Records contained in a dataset
==========
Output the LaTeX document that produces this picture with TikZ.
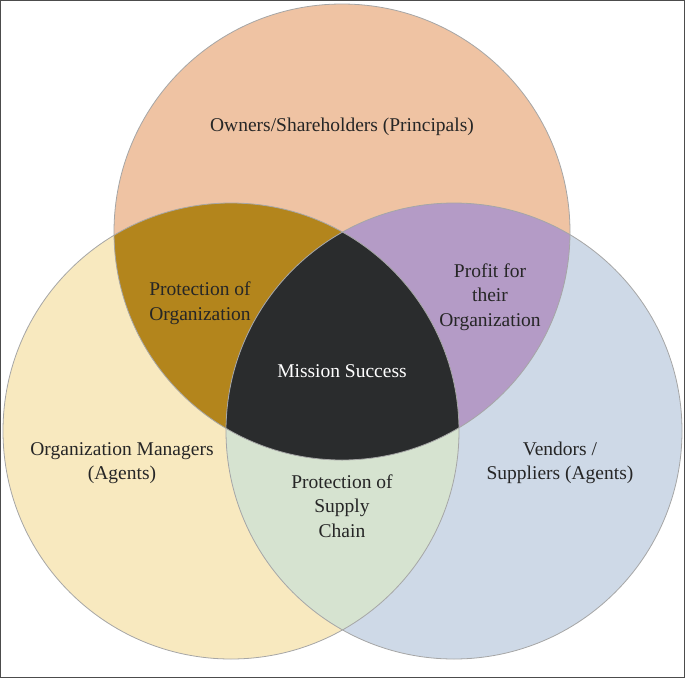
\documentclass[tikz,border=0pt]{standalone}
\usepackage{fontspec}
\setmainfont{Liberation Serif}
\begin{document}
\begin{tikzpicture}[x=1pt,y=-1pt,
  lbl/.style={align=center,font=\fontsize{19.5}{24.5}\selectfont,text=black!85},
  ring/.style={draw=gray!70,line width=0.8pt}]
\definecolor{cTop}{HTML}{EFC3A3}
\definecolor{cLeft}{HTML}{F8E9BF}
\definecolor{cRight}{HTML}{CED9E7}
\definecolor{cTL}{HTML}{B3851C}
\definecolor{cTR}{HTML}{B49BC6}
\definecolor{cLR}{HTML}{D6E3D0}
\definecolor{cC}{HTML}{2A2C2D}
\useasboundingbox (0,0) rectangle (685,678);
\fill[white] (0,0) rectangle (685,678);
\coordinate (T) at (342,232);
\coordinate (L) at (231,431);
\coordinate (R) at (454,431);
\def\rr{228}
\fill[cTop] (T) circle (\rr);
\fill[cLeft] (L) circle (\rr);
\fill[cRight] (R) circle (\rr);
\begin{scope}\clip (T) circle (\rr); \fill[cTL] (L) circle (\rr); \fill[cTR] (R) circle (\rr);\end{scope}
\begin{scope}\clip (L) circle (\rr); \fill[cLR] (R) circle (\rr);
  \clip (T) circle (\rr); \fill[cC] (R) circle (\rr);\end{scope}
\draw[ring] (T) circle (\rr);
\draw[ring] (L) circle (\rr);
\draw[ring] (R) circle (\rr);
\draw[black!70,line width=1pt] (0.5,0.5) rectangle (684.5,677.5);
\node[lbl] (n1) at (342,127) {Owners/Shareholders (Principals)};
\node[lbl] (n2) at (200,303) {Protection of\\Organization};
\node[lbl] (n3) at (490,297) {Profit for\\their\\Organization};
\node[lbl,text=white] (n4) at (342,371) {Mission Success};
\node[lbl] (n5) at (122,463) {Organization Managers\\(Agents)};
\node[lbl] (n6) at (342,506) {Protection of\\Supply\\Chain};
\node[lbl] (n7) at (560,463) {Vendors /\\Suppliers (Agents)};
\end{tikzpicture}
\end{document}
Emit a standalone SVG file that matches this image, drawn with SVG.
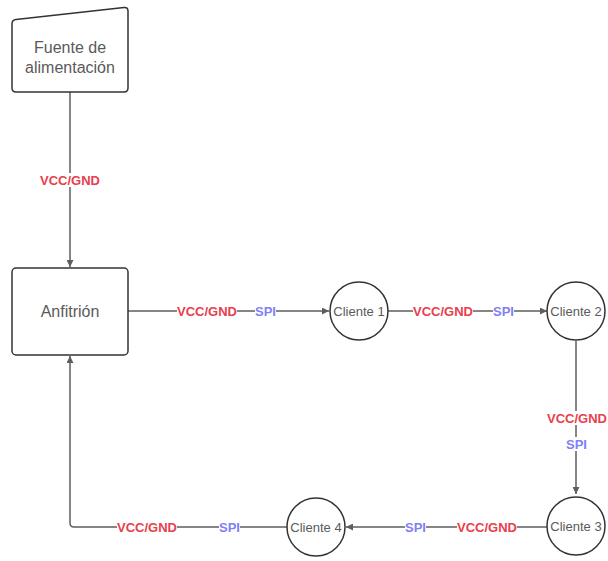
==========
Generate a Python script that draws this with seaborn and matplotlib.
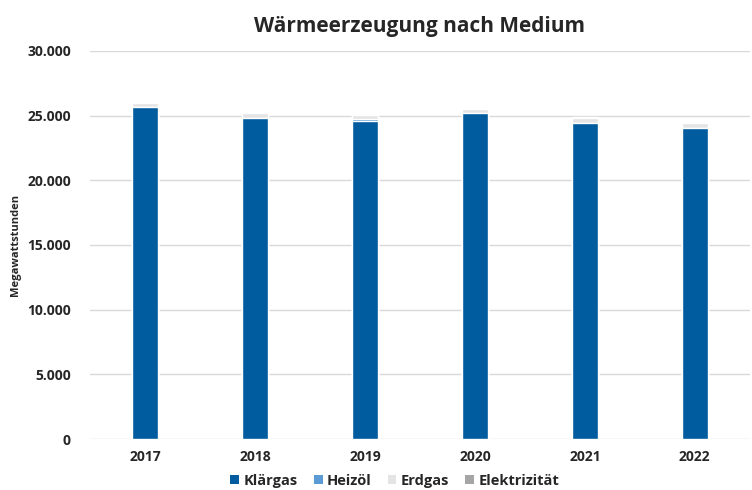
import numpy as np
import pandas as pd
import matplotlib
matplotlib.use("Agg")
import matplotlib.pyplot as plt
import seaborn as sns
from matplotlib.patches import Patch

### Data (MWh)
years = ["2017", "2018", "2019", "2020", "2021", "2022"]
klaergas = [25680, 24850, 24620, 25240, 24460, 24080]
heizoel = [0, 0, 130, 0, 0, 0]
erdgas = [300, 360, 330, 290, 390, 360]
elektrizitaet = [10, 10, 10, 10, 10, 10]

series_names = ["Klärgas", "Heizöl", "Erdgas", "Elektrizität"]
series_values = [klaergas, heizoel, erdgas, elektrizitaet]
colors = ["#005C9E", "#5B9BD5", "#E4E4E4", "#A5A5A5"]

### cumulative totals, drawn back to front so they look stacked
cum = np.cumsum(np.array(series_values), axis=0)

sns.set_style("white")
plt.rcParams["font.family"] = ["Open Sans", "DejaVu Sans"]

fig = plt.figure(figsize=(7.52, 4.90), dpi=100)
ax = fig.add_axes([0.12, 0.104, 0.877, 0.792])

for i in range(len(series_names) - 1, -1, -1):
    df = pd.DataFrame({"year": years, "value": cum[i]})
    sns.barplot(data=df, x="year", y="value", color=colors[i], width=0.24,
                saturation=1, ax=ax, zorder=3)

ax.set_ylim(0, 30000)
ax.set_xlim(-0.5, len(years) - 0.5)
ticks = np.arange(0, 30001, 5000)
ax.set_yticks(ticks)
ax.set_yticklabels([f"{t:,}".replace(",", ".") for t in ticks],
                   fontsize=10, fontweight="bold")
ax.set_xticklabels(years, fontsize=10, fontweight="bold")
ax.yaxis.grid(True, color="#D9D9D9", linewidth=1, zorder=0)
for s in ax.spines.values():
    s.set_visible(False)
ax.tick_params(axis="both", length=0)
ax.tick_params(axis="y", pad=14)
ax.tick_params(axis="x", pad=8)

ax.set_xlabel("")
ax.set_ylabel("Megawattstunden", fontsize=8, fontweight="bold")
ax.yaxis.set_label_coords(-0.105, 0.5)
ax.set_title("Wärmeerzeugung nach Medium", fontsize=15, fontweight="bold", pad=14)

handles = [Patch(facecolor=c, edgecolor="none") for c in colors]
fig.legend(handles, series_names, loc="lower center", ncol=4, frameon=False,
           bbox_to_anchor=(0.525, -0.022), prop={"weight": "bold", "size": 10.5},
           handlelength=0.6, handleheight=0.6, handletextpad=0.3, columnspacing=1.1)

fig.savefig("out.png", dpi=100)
==========
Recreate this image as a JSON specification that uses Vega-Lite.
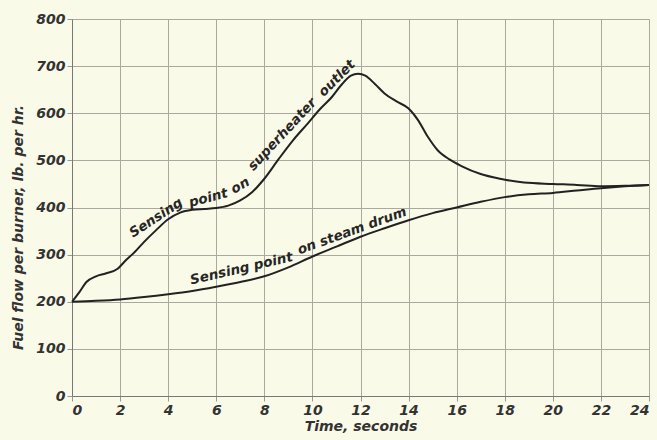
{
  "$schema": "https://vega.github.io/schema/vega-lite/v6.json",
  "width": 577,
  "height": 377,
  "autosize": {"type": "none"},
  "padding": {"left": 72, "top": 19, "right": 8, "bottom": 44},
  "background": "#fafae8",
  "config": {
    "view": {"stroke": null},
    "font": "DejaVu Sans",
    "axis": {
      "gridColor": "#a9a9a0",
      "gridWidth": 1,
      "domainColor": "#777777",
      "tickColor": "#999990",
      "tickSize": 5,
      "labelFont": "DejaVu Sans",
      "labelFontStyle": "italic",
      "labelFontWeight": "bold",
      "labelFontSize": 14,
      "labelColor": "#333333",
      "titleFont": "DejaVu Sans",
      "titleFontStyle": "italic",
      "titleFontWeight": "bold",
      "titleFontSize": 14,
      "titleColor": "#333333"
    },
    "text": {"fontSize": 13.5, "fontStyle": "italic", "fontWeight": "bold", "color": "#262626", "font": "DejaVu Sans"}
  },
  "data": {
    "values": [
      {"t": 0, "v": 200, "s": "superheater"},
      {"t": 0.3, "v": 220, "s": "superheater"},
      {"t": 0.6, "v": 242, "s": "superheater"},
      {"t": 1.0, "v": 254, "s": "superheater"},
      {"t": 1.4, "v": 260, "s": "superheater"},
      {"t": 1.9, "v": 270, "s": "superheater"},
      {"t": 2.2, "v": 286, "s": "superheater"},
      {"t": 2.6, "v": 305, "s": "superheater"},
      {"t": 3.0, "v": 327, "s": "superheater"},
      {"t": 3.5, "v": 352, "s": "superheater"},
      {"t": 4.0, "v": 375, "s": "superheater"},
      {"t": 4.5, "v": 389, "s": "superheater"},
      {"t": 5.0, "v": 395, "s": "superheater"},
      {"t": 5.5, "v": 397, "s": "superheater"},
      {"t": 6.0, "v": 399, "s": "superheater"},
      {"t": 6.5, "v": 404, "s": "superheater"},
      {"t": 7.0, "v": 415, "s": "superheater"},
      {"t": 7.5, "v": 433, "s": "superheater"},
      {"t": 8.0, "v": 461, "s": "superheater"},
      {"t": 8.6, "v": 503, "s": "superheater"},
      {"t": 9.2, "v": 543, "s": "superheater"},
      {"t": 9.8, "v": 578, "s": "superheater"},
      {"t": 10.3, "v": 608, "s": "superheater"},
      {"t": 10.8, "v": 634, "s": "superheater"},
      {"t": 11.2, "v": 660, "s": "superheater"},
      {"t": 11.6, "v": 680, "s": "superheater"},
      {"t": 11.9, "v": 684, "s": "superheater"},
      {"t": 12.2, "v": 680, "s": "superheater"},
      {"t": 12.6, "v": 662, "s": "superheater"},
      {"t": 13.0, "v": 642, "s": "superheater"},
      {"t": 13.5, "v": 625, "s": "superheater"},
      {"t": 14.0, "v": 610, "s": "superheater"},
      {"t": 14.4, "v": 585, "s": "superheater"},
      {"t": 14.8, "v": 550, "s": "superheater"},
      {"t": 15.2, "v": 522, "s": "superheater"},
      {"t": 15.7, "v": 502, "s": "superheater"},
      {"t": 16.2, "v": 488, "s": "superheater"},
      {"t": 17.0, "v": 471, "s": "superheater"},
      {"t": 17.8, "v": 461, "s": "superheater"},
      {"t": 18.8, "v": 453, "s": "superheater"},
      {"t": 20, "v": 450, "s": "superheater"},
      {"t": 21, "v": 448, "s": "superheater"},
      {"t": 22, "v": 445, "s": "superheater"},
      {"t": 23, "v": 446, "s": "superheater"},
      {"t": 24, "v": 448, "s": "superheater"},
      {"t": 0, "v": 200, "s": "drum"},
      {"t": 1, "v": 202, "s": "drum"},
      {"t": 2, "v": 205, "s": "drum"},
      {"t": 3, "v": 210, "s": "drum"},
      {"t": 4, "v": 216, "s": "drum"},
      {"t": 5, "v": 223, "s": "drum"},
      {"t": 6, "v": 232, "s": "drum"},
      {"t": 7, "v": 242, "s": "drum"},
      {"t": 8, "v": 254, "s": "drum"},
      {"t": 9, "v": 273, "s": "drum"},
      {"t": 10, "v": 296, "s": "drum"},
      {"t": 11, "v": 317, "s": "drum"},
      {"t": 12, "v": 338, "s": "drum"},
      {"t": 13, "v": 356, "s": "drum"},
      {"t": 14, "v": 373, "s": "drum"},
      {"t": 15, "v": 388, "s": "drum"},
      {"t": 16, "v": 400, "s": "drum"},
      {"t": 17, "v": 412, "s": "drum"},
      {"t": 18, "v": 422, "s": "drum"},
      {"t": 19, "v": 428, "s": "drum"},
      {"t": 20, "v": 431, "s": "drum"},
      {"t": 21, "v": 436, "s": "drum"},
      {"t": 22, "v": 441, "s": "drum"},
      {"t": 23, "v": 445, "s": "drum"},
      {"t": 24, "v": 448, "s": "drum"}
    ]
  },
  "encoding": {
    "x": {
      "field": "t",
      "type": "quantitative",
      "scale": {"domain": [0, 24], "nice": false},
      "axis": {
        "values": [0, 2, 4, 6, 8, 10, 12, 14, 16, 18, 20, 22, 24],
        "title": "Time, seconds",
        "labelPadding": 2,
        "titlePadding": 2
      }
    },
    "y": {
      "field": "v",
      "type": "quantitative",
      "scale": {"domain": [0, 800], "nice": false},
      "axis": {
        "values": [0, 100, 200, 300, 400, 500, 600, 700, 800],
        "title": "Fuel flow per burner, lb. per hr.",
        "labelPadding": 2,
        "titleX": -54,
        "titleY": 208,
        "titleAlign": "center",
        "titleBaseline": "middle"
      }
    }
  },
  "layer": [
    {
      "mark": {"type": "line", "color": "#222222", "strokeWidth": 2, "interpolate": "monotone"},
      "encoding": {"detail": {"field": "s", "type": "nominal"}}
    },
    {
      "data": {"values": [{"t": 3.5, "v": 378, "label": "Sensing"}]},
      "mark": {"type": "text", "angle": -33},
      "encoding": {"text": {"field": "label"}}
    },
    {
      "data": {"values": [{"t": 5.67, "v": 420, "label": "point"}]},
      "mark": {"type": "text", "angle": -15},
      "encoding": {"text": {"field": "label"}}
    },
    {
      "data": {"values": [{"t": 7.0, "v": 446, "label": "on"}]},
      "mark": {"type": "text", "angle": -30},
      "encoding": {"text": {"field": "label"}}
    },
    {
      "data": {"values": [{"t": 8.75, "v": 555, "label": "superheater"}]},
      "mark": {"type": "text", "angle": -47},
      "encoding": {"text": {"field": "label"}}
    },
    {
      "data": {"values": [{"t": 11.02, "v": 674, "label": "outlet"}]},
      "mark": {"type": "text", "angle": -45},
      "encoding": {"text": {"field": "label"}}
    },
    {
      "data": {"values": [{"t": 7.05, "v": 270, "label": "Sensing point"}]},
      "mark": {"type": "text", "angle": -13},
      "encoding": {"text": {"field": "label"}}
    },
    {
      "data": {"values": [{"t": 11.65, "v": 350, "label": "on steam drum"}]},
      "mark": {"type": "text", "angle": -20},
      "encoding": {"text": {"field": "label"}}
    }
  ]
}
==========
Every line in the data above that contains "drawn" needs to be copied.

Emit a standalone SVG file that matches this image, drawn with SVG.
### cumulative totals, drawn back to front so they look stacked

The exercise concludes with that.